I was chatting with my student when she off-handedly mentioned to me that she’d felt a tickling on her skin and found a spider crawling on her.  In fact, she said, it’s still there on the ground.

I looked…very closely.  It wasn’t a spider.  It was worse.

It was a very sizable wood tick.

My student is from Malaysia and, in her four years here, had apparently never encountered a tick.  I, on the other hand, have had more experience with ticks than I really care to have had.  Of course, any experience with a tick is more than I really care to have.
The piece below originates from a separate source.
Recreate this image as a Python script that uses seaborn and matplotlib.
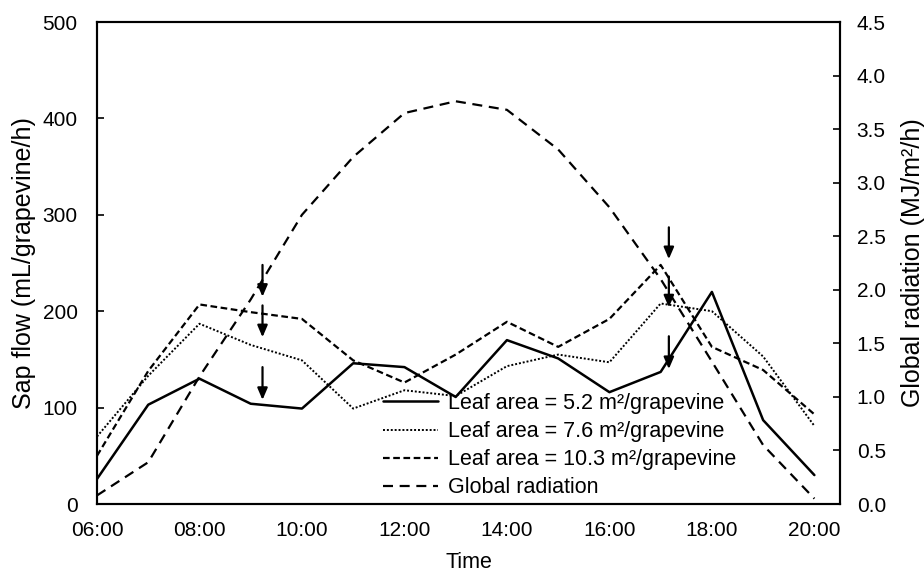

I grabbed a piece of scotch tape, grabbed the tick, wrapped it up and threw it in the garbage.  Tape is awesome for immobilizing ticks.  Then I proceeded to explain that ticks are blood-sucking parasites that burrow into your skin.  She mentioned that she keeps her apartment very clean, so I had to explain that it likely was a hitchhiker who grabbed onto her as she was walking past a bush or tall grass.  After recalling several other horrible facts about them and explaining the proper way to remove them, I suggested that she have a roommate check her over, especially her hair.
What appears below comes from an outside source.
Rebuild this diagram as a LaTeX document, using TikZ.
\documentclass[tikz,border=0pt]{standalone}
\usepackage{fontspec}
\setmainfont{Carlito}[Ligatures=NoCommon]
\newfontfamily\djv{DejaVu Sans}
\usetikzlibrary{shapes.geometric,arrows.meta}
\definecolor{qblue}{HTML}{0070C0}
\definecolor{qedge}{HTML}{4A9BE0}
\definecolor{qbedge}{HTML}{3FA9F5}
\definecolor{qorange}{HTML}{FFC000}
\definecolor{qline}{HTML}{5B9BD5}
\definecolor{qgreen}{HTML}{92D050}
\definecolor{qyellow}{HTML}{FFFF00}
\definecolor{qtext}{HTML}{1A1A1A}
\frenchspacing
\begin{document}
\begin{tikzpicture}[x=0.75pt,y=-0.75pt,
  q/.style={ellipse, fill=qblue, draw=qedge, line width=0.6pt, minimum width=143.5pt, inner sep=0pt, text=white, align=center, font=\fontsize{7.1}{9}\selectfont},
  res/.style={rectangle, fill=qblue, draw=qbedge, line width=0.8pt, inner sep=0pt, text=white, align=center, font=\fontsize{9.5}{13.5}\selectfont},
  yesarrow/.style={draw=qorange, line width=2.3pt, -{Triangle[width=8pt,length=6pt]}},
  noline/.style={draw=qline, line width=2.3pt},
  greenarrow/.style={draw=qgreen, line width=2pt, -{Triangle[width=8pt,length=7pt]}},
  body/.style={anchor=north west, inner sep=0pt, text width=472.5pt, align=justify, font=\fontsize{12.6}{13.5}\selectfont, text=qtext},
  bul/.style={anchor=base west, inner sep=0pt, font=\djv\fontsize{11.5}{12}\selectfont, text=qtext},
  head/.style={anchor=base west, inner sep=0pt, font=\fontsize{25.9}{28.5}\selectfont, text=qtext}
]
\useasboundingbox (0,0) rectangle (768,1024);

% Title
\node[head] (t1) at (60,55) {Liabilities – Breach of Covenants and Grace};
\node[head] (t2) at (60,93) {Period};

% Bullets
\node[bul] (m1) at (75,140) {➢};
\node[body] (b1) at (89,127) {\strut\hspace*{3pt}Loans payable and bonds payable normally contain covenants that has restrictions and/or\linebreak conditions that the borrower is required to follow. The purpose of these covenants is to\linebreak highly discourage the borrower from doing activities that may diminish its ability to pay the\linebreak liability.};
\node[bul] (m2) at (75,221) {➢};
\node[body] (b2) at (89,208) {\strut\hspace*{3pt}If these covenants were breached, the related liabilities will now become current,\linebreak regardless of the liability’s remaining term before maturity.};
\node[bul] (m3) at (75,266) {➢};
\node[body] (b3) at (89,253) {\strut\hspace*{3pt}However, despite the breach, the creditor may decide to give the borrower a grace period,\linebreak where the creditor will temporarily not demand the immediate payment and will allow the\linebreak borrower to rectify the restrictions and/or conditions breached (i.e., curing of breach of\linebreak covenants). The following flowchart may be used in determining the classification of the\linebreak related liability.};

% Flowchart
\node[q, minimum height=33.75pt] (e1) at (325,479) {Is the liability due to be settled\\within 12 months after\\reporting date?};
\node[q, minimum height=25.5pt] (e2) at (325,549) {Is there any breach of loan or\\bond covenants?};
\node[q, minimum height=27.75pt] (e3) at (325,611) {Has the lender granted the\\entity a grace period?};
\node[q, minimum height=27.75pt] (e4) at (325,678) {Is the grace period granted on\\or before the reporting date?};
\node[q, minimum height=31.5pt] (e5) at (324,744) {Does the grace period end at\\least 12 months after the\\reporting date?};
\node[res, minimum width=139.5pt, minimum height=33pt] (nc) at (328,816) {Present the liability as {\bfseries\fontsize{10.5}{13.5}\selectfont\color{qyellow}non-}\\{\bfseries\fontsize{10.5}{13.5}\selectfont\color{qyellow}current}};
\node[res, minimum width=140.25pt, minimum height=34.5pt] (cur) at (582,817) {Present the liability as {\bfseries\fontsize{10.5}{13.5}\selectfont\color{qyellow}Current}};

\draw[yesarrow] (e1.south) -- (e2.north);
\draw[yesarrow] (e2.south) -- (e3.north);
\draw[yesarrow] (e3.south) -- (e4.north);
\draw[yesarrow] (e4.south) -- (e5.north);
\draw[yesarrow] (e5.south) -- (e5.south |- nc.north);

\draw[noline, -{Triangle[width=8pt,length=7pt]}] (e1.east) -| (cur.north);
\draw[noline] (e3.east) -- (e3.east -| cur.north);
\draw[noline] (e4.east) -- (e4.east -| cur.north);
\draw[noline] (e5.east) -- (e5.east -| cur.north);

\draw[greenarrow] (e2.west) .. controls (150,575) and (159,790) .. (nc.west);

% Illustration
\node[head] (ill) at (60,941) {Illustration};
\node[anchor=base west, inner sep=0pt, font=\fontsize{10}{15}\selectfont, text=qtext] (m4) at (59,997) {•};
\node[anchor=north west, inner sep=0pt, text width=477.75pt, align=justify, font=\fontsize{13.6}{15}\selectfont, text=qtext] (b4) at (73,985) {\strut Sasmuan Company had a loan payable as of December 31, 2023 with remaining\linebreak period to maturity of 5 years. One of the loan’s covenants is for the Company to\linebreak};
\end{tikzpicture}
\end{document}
I think I must’ve made her really panicked.

“Would you check my hair?”

You really can’t say no in a situation like this.  You certainly can’t say something like, “I’m sorry, but professional etiquette makes it impossible for me to make you feel better now that I’ve scared the crap out of you.”  I was amused, though, because the previous students I’ve worked with were all male.  I could easily see them saying something like, “That’s okay.  I’ll go home and die from lyme disease,” before they’d ask me to do a hair check on them.  Unless, of course, we’d been on a geology field trip together.
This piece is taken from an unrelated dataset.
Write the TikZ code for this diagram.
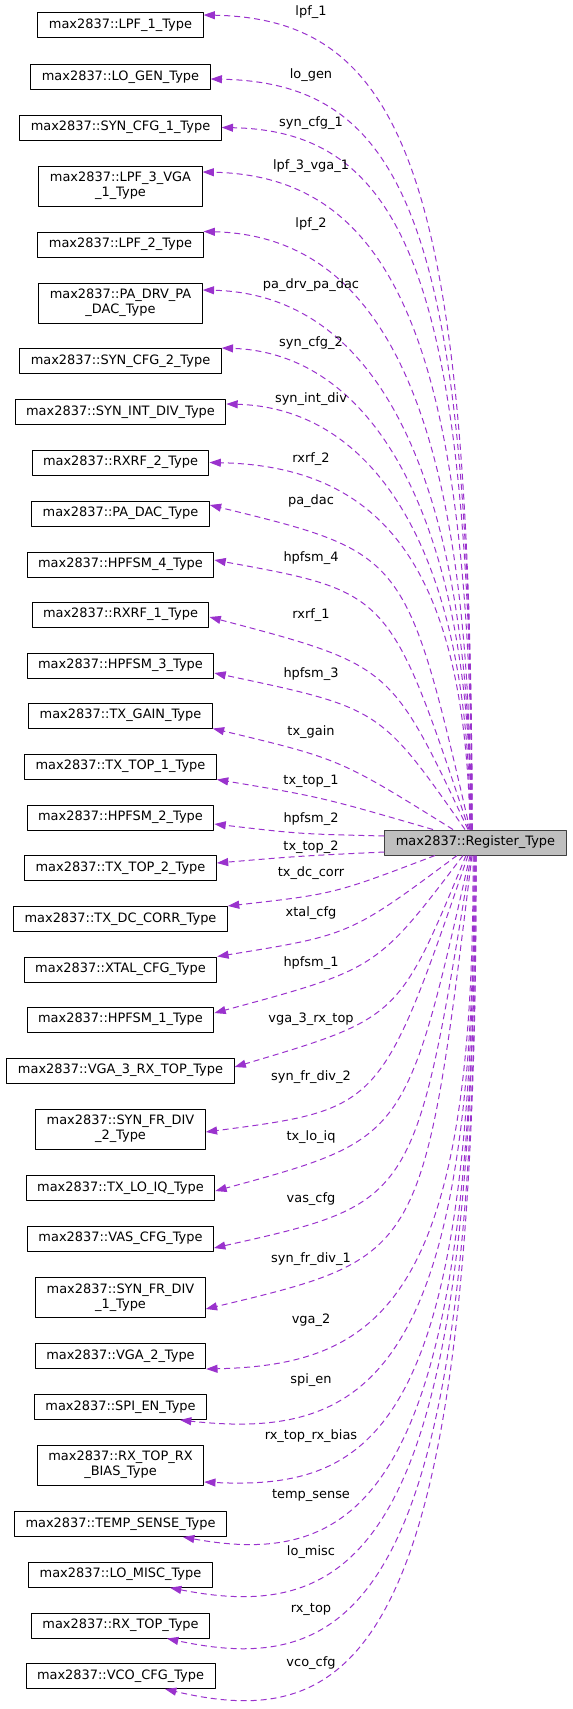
\documentclass[tikz,border=0pt]{standalone}
\usepackage{fontspec}
\setmainfont{DejaVu Sans}
\usetikzlibrary{arrows.meta}
\definecolor{deppurple}{HTML}{9A32CD}
\definecolor{regfill}{HTML}{BFBFBF}
\definecolor{regdraw}{HTML}{404040}

\begin{document}
\begin{tikzpicture}[x=0.75pt, y=-0.75pt, line join=round,
		font=\fontsize{9.7}{11.25}\selectfont,
		classbox/.style={draw=black, line width=0.75pt, inner xsep=8.25pt, inner ysep=0pt, minimum height=18.75pt, align=center},
		twoline/.style={classbox, minimum height=30pt},
		dep/.style={deppurple, line width=0.75pt, dash pattern=on 4.5pt off 3pt, -{Triangle[length=8.5pt,width=6pt]}},
		deplabel/.style={inner sep=0pt}]
			\useasboundingbox (0,0) rectangle (572,1709);
			% the register type on the right
			\node[classbox, fill=regfill, draw=regdraw] (reg) at (475.5,842.5) {max2837::Register\_Type};
			% member types, left column
			\node[classbox] (lpf1) at (120.5,25.5) {max2837::LPF\_1\_Type};
			\node[classbox] (logen) at (120.5,76.8) {max2837::LO\_GEN\_Type};
			\node[classbox] (syncfg1) at (120.5,127.5) {max2837::SYN\_CFG\_1\_Type};
			\node[twoline] (lpf3vga1) at (120.5,186) {max2837::LPF\_3\_VGA\\\_1\_Type};
			\node[classbox] (lpf2) at (120.5,244.5) {max2837::LPF\_2\_Type};
			\node[twoline] (padrv) at (120.5,303) {max2837::PA\_DRV\_PA\\\_DAC\_Type};
			\node[classbox] (syncfg2) at (120.5,361) {max2837::SYN\_CFG\_2\_Type};
			\node[classbox] (synintdiv) at (120.5,412) {max2837::SYN\_INT\_DIV\_Type};
			\node[classbox] (rxrf2) at (120.5,462.5) {max2837::RXRF\_2\_Type};
			\node[classbox] (padac) at (120.5,513.5) {max2837::PA\_DAC\_Type};
			\node[classbox] (hpfsm4) at (120.5,564.5) {max2837::HPFSM\_4\_Type};
			\node[classbox] (rxrf1) at (120.5,614.7) {max2837::RXRF\_1\_Type};
			\node[classbox] (hpfsm3) at (120.5,665.5) {max2837::HPFSM\_3\_Type};
			\node[classbox] (txgain) at (120.5,715.5) {max2837::TX\_GAIN\_Type};
			\node[classbox] (txtop1) at (120.5,766.5) {max2837::TX\_TOP\_1\_Type};
			\node[classbox] (hpfsm2) at (120.5,817.5) {max2837::HPFSM\_2\_Type};
			\node[classbox] (txtop2) at (120.5,868) {max2837::TX\_TOP\_2\_Type};
			\node[classbox] (txdccorr) at (120.5,919) {max2837::TX\_DC\_CORR\_Type};
			\node[classbox] (xtalcfg) at (120.5,969.5) {max2837::XTAL\_CFG\_Type};
			\node[classbox] (hpfsm1) at (120.5,1019.5) {max2837::HPFSM\_1\_Type};
			\node[classbox] (vga3) at (120.5,1070.5) {max2837::VGA\_3\_RX\_TOP\_Type};
			\node[twoline] (synfrdiv2) at (120.5,1129) {max2837::SYN\_FR\_DIV\\\_2\_Type};
			\node[classbox] (txloiq) at (120.5,1188) {max2837::TX\_LO\_IQ\_Type};
			\node[classbox] (vascfg) at (120.5,1238.5) {max2837::VAS\_CFG\_Type};
			\node[twoline] (synfrdiv1) at (120.5,1297.5) {max2837::SYN\_FR\_DIV\\\_1\_Type};
			\node[classbox] (vga2) at (120.5,1356) {max2837::VGA\_2\_Type};
			\node[classbox] (spien) at (120.5,1407) {max2837::SPI\_EN\_Type};
			\node[twoline] (rxtoprxbias) at (120.5,1465) {max2837::RX\_TOP\_RX\\\_BIAS\_Type};
			\node[classbox] (tempsense) at (120.5,1524) {max2837::TEMP\_SENSE\_Type};
			\node[classbox] (lomisc) at (120.5,1574.7) {max2837::LO\_MISC\_Type};
			\node[classbox] (rxtop) at (120.5,1625.5) {max2837::RX\_TOP\_Type};
			\node[classbox] (vcocfg) at (120.5,1676) {max2837::VCO\_CFG\_Type};
			% usage edges, upper half
			\draw[dep] (reg.north -| 472,0) .. controls (472,178) and (406,19) .. (lpf1.east |- 0,15);
			\draw[dep] (reg.north -| 472,0) .. controls (472,229) and (408,83) .. (logen.east |- 0,79);
			\draw[dep] (reg.north -| 472,0) .. controls (472,282) and (406,131) .. (syncfg1.east);
			\draw[dep] (reg.north -| 472,0) .. controls (472,343) and (393,176) .. (lpf3vga1.east |- 0,172);
			\draw[dep] (reg.north -| 471,0) .. controls (471,411) and (382,236) .. (lpf2.north east);
			\draw[dep] (reg.north -| 471,0) .. controls (471,463) and (371,294) .. (padrv.east |- 0,290);
			\draw[dep] (reg.north -| 471,0) .. controls (471,517) and (373,353) .. (syncfg2.north east);
			\draw[dep] (reg.north -| 470,0) .. controls (470,553) and (375,408) .. (synintdiv.east |- 0,404);
			\draw[dep] (reg.north -| 470,0) .. controls (465,560) and (377,466) .. (rxrf2.east);
			\draw[dep] (reg.north -| 470,0) .. controls (406,553) .. (padac.east |- 0,505);
			\draw[dep] (reg.north -| 469,0) .. controls (390,592) .. (hpfsm4.east |- 0,560);
			\draw[dep] (reg.north -| 468,0) .. controls (391,665) .. (rxrf1.east |- 0,617);
			\draw[dep] (reg.north -| 465,0) .. controls (380,708) .. (hpfsm3.east |- 0,673);
			\draw[dep] (reg.north -| 453,0) .. controls (340,759) .. (txgain.south east);
			\draw[dep] (reg.north -| 433,0) .. controls (321,797) .. (txtop1.south east);
			\draw[dep] (reg.west |- 0,836) .. controls (300,834) .. (hpfsm2.east |- 0,824);
			\draw[dep] (reg.west |- 0,852) .. controls (300,856) .. (txtop2.east |- 0,863);
			% usage edges, lower half
			\draw[dep] (reg.south -| 435,0) .. controls (334,894) .. (txdccorr.north east);
			\draw[dep] (reg.south -| 457,0) .. controls (350,935) .. (xtalcfg.north east);
			\draw[dep] (reg.south -| 463,0) .. controls (377,969) .. (hpfsm1.east |- 0,1013);
			\draw[dep] (reg.south -| 466,0) .. controls (399,1018) .. (vga3.east |- 0,1067);
			\draw[dep] (reg.south -| 468,0) .. controls (381,1109) .. (synfrdiv2.east |- 0,1132);
			\draw[dep] (reg.south -| 470,0) .. controls (406,1139) .. (txloiq.east |- 0,1191);
			\draw[dep] (reg.south -| 471,0) .. controls (415,1203) .. (vascfg.east |- 0,1248);
			\draw[dep] (reg.south -| 472,0) .. controls (423,1257) .. (synfrdiv1.east |- 0,1309);
			\draw[dep] (reg.south -| 473,0) .. controls (475,1300) and (380,1365) .. (vga2.south east);
			\draw[dep] (reg.south -| 474,0) .. controls (476,1380) and (365,1440) .. (180,0 |- spien.south);
			\draw[dep] (reg.south -| 474,0) .. controls (476,1430) and (375,1490) .. (rxtoprxbias.east |- 0,1482);
			\draw[dep] (reg.south -| 475,0) .. controls (477,1490) and (365,1570) .. (183,0 |- tempsense.south);
			\draw[dep] (reg.south -| 475,0) .. controls (477,1545) and (360,1625) .. (170,0 |- lomisc.south);
			\draw[dep] (reg.south -| 476,0) .. controls (478,1597) and (360,1680) .. (167,0 |- rxtop.south);
			\draw[dep] (reg.south -| 476,0) .. controls (478,1650) and (360,1735) .. (165,0 |- vcocfg.south);
			% member names
			\node[deplabel] (llpf1) at (311,12) {lpf\_1};
			\node[deplabel] (llogen) at (311,75) {lo\_gen};
			\node[deplabel] (lsyncfg1) at (311,123) {syn\_cfg\_1};
			\node[deplabel] (llpf3vga1) at (311,166) {lpf\_3\_vga\_1};
			\node[deplabel] (llpf2) at (311,224) {lpf\_2};
			\node[deplabel] (lpadrv) at (311,285) {pa\_drv\_pa\_dac};
			\node[deplabel] (lsyncfg2) at (311,343) {syn\_cfg\_2};
			\node[deplabel] (lsynintdiv) at (311,399) {syn\_int\_div};
			\node[deplabel] (lrxrf2) at (311,459) {rxrf\_2};
			\node[deplabel] (lpadac) at (311,501) {pa\_dac};
			\node[deplabel] (lhpfsm4) at (311,558) {hpfsm\_4};
			\node[deplabel] (lrxrf1) at (311,615) {rxrf\_1};
			\node[deplabel] (lhpfsm3) at (311,674) {hpfsm\_3};
			\node[deplabel] (ltxgain) at (311,732) {tx\_gain};
			\node[deplabel] (ltxtop1) at (311,781) {tx\_top\_1};
			\node[deplabel] (lhpfsm2) at (311,819) {hpfsm\_2};
			\node[deplabel] (ltxtop2) at (311,847) {tx\_top\_2};
			\node[deplabel] (ltxdccorr) at (311,873) {tx\_dc\_corr};
			\node[deplabel] (lxtalcfg) at (311,913) {xtal\_cfg};
			\node[deplabel] (lhpfsm1) at (311,963) {hpfsm\_1};
			\node[deplabel] (lvga3) at (311,1019) {vga\_3\_rx\_top};
			\node[deplabel] (lsynfrdiv2) at (311,1077) {syn\_fr\_div\_2};
			\node[deplabel] (ltxloiq) at (311,1137) {tx\_lo\_iq};
			\node[deplabel] (lvascfg) at (311,1199) {vas\_cfg};
			\node[deplabel] (lsynfrdiv1) at (311,1259) {syn\_fr\_div\_1};
			\node[deplabel] (lvga2) at (311,1320) {vga\_2};
			\node[deplabel] (lspien) at (311,1380) {spi\_en};
			\node[deplabel] (lrxtoprxbias) at (311,1436) {rx\_top\_rx\_bias};
			\node[deplabel] (ltempsense) at (311,1495) {temp\_sense};
			\node[deplabel] (llomisc) at (311,1552) {lo\_misc};
			\node[deplabel] (lrxtop) at (311,1609) {rx\_top};
			\node[deplabel] (lvcocfg) at (311,1663) {vco\_cfg};
	\end{tikzpicture}
\end{document}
I spent the next twenty minutes sifting through her hair, which was incredibly thick and ebony in color.  It occurred to me at this point that blonde Scandinavians have a distinct survival advantage in this type of situation given a dark tick will stick out like a sore thumb.  On this particular student, you could’ve hidden a whole nest of them and it would be hard to find a single one because they would’ve blended in so well.

The good news is that she didn’t appear to have any other unwelcome friends. And the good news for me is that no one walked in and made me explain something that I’m sure would’ve looked very odd in an electronics lab.